Equitable Powers Under Section 5–209
The court referenced Maryland's Corporations and Associations Article, specifically Section 5–209, which provides courts the power to order the disposition of property when it is impracticable for a charitable corporation to continue its activities. The court indicated that this statute allows for judicial intervention in cases where a corporation is unable to fulfill its intended charitable purpose. It noted that the court's actions were consistent with the intent of the law, as the Church, which had been the actual donor and operator of the Head Start Center, was the most appropriate recipient of the property. This alignment with the statutory framework justified the trial court's decision to transfer the property, even though the Corporation itself could not be dissolved legally at that moment.
Finding of No Bad Faith
The court also assessed whether the Church Parties had acted in bad faith or without substantial justification in defending against the Corporation Parties' claims.
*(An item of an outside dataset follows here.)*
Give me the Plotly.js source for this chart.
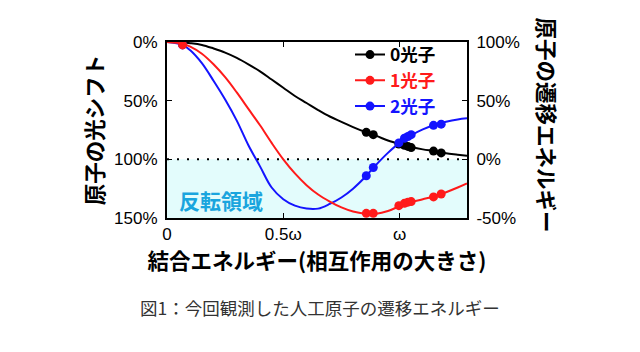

The trial court had previously found that the Church did not act in bad faith, which the appellate court upheld. It clarified that adverse outcomes in legal disputes do not equate to bad faith; rather, the Church Parties had legitimate reasons for their actions, particularly considering the corporation's long-standing inactivity and the Church's fulfillment of the original charitable mission. The court concluded that the Church Parties’ defense had sufficient justification, warranting the denial of the Corporation Parties' motion for attorney's fees based on claims of bad faith.